Why is due south (180° azimuth) optimal for solar panels in the UK?

In the Northern Hemisphere, the sun is always in the southern half of the sky at solar noon. For the UK, this means the sun reaches its highest point in the sky when it's due south (180° azimuth). Panels facing due south receive the most direct sunlight throughout the day and year. While east or west-facing panels can still generate significant energy, they experience reduced output during morning or afternoon hours respectively. Studies show that in the UK, panels facing within 15° of due south (165°-195° azimuth) maintain at least 95% of optimal energy production, while deviations beyond 30° can reduce output by 5-10%.

How accurate are sun azimuth calculations for solar panel installation?

Modern astronomical algorithms used in calculators like this one provide azimuth accuracy within ±0.1° under ideal conditions. However, several factors can affect real-world accuracy: (1) Atmospheric refraction can alter the apparent position by up to 0.5°. (2) The sun's disk has an angular diameter of about 0.5°, meaning the "center" of the sun used in calculations isn't a single point. (3) Local magnetic declination must be considered when using compasses for alignment. (4) Panel mounting tolerances typically allow ±2-3° error in practice. For most residential installations, an azimuth accuracy of ±5° is sufficient, as this results in less than 1% energy loss compared to perfect alignment.

Can I use this calculator for locations outside the UK?

Yes, the calculator works for any location worldwide. Simply enter the latitude and longitude coordinates for your desired location. The algorithms account for the Earth's curvature and axial tilt, providing accurate results regardless of location. However, the timezone options are optimized for the UK (GMT/BST). For other locations, you may need to manually adjust the timezone offset. The calculator automatically handles the conversion between standard time and solar time, which varies with longitude. For example, in New York (40.7°N, 74°W), the optimal azimuth is still 180° (due south), but solar noon occurs around 12:00 EST (17:00 UTC) due to the timezone offset.
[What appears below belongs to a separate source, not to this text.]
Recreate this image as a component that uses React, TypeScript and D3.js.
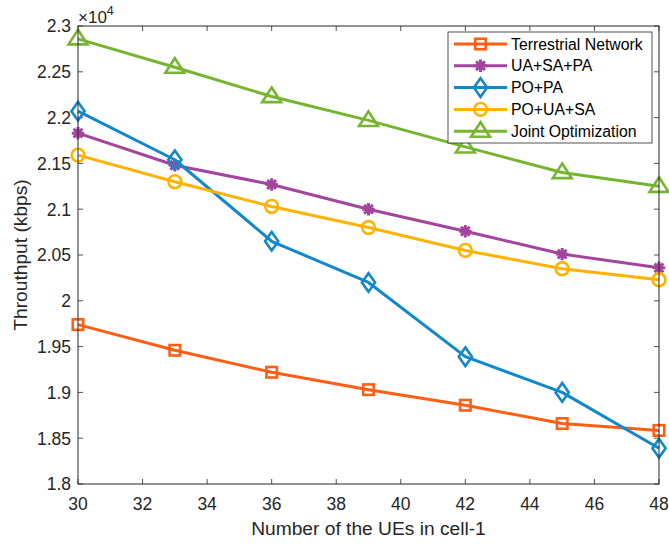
import React from "react";
import * as d3 from "d3";

const xValues = [30, 33, 36, 39, 42, 45, 48];
const terrestrial = [19740, 19460, 19220, 19030, 18860, 18660, 18585];
const uaSaPa = [21830, 21480, 21270, 21000, 20760, 20510, 20360];
const poPa = [22070, 21540, 20650, 20200, 19390, 19000, 18390];
const poUaSa = [21590, 21300, 21030, 20800, 20550, 20350, 20230];
const joint = [22860, 22550, 22230, 21970, 21680, 21400, 21250];

const xTicks = [30, 32, 34, 36, 38, 40, 42, 44, 46, 48];
const yTicks = [18000, 18500, 19000, 19500, 20000, 20500, 21000, 21500, 22000, 22500, 23000];
const yTickLabels = ["1.8", "1.85", "1.9", "1.95", "2", "2.05", "2.1", "2.15", "2.2", "2.25", "2.3"];

const seriesNames = ["Terrestrial Network", "UA+SA+PA", "PO+PA", "PO+UA+SA", "Joint Optimization"];
const seriesData = [terrestrial, uaSaPa, poPa, poUaSa, joint];
const seriesColors = ["#FF5F15", "#A3449F", "#1288CC", "#FFB300", "#76B52F"];
const seriesMarkers = ["square", "star", "diamond", "circle", "triangle"];

const W = 669, H = 544;
const L = 78, R = 659, T = 26, B = 484;
const FONT = "'Liberation Sans', Arial, Helvetica, sans-serif";
const AX = "#262626";

function Marker({ type, x, y, color }: { type: string; x: number; y: number; color: string }) {
  const sw = 2.6;
  if (type === "square") {
    const s = 10.5;
    return <rect x={x - s / 2} y={y - s / 2} width={s} height={s} fill="none" stroke={color} strokeWidth={sw} />;
  }
  if (type === "circle") {
    return <circle cx={x} cy={y} r={6.4} fill="none" stroke={color} strokeWidth={sw} />;
  }
  if (type === "diamond") {
    return <path d={`M${x},${y - 9.3}L${x + 6.6},${y}L${x},${y + 9.3}L${x - 6.6},${y}Z`} fill="none" stroke={color} strokeWidth={sw} />;
  }
  if (type === "triangle") {
    const s = 9;
    return <path d={`M${x},${y - s}L${x + s * 1.05},${y + s * 0.62}L${x - s * 1.05},${y + s * 0.62}Z`} fill="none" stroke={color} strokeWidth={sw} />;
  }
  const r = 6.2;
  const lines = [0, 45, 90, 135].map((a) => {
    const rad = (a * Math.PI) / 180;
    return `M${x - r * Math.cos(rad)},${y - r * Math.sin(rad)}L${x + r * Math.cos(rad)},${y + r * Math.sin(rad)}`;
  });
  return <path d={lines.join("")} fill="none" stroke={color} strokeWidth={3} />;
}

export default function App() {
  const x = d3.scaleLinear().domain([30, 48]).range([L, R]);
  const y = d3.scaleLinear().domain([18000, 23000]).range([B, T]);
  const line = d3.line<number>().x((_, i) => x(xValues[i])).y((d) => y(d));

  const legX = 448, legY = 32, legW = 204, legH = 111;
  const rowH = 21.8;

  return (
    <svg width={W} height={H} style={{ position: "absolute", left: 0, top: 0, background: "#fff" }} fontFamily={FONT}>
      <rect x={0} y={0} width={W} height={H} fill="#fff" />
      {xTicks.map((t) => (
        <g key={"xt" + t}>
          <line x1={x(t)} x2={x(t)} y1={B} y2={B - 5} stroke={AX} strokeWidth={0.8} />
          <line x1={x(t)} x2={x(t)} y1={T} y2={T + 5} stroke={AX} strokeWidth={0.8} />
          <text x={x(t)} y={B + 26} textAnchor="middle" fontSize={17.5} fill={AX}>{t}</text>
        </g>
      ))}
      {yTicks.map((t, i) => (
        <g key={"yt" + t}>
          <line x1={L} x2={L + 5} y1={y(t)} y2={y(t)} stroke={AX} strokeWidth={0.8} />
          <line x1={R} x2={R - 5} y1={y(t)} y2={y(t)} stroke={AX} strokeWidth={0.8} />
          <text x={L - 7} y={y(t) + 6.3} textAnchor="end" fontSize={17.5} fill={AX}>{yTickLabels[i]}</text>
        </g>
      ))}
      {seriesData.map((data, si) => (
        <g key={"s" + si}>
          <path d={line(data) || ""} fill="none" stroke={seriesColors[si]} strokeWidth={3} strokeLinejoin="round" />
          {data.map((v, i) => (
            <Marker key={i} type={seriesMarkers[si]} x={x(xValues[i])} y={y(v)} color={seriesColors[si]} />
          ))}
        </g>
      ))}
      <rect x={L} y={T} width={R - L} height={B - T} fill="none" stroke={AX} strokeWidth={1} />
      <text x={L} y={T - 3} fontSize={17} fill={AX}>
        ×10<tspan dy={-8} fontSize={12.5}>4</tspan>
      </text>
      <text x={(L + R) / 2} y={535} textAnchor="middle" fontSize={19.2} fill={AX}>Number of the UEs in cell-1</text>
      <text transform={`translate(27,${(T + B) / 2}) rotate(-90)`} textAnchor="middle" fontSize={19.2} fill={AX}>Throuthput (kbps)</text>
      <rect x={legX} y={legY} width={legW} height={legH} fill="#fff" stroke={AX} strokeWidth={0.8} />
      {seriesNames.map((name, i) => {
        const cy = legY + 12 + i * rowH;
        return (
          <g key={"l" + i}>
            <line x1={454} x2={507} y1={cy} y2={cy} stroke={seriesColors[i]} strokeWidth={3} />
            <Marker type={seriesMarkers[i]} x={480.5} y={cy} color={seriesColors[i]} />
            <text x={511} y={cy + 5.6} fontSize={15.8} fill="#000">{name}</text>
          </g>
        );
      })}
    </svg>
  );
}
How does daylight saving time affect sun azimuth calculations?

Daylight saving time (BST in the UK) shifts the clock forward by one hour during summer months, but it doesn't affect the sun's actual position in the sky. The calculator accounts for this by converting the entered time to UTC before performing astronomical calculations. For example, at 12:00 BST (which is 11:00 UTC), the sun's position is calculated based on 11:00 UTC, not 12:00. This ensures that solar noon (when the sun is highest in the sky) occurs at approximately 12:00 BST in the UK during summer, rather than 13:00. The calculator automatically handles this conversion, so you don't need to adjust your input time manually.

What are the practical applications of sun azimuth data beyond solar energy?

Sun azimuth data has numerous applications across various fields: (1) Architecture: Determining optimal window orientation for natural lighting and passive solar heating. (2) Agriculture: Planning crop rows to maximize sunlight exposure and minimize shading. (3) Navigation: Celestial navigation for ships and aircraft when electronic systems fail. (4) Astronomy: Aligning telescopes and planning observation schedules. (5) Urban Planning: Designing streets and buildings to maximize solar access in dense cities. (6) Photography: Planning outdoor shoots based on lighting conditions. (7) Gardening: Positioning plants based on their sunlight requirements. (8) Military: Calculating sun glare for operations planning. (9) Archaeology: Studying ancient structures' alignment with solar events. (10) Climate Research: Analyzing solar radiation patterns for climate modeling.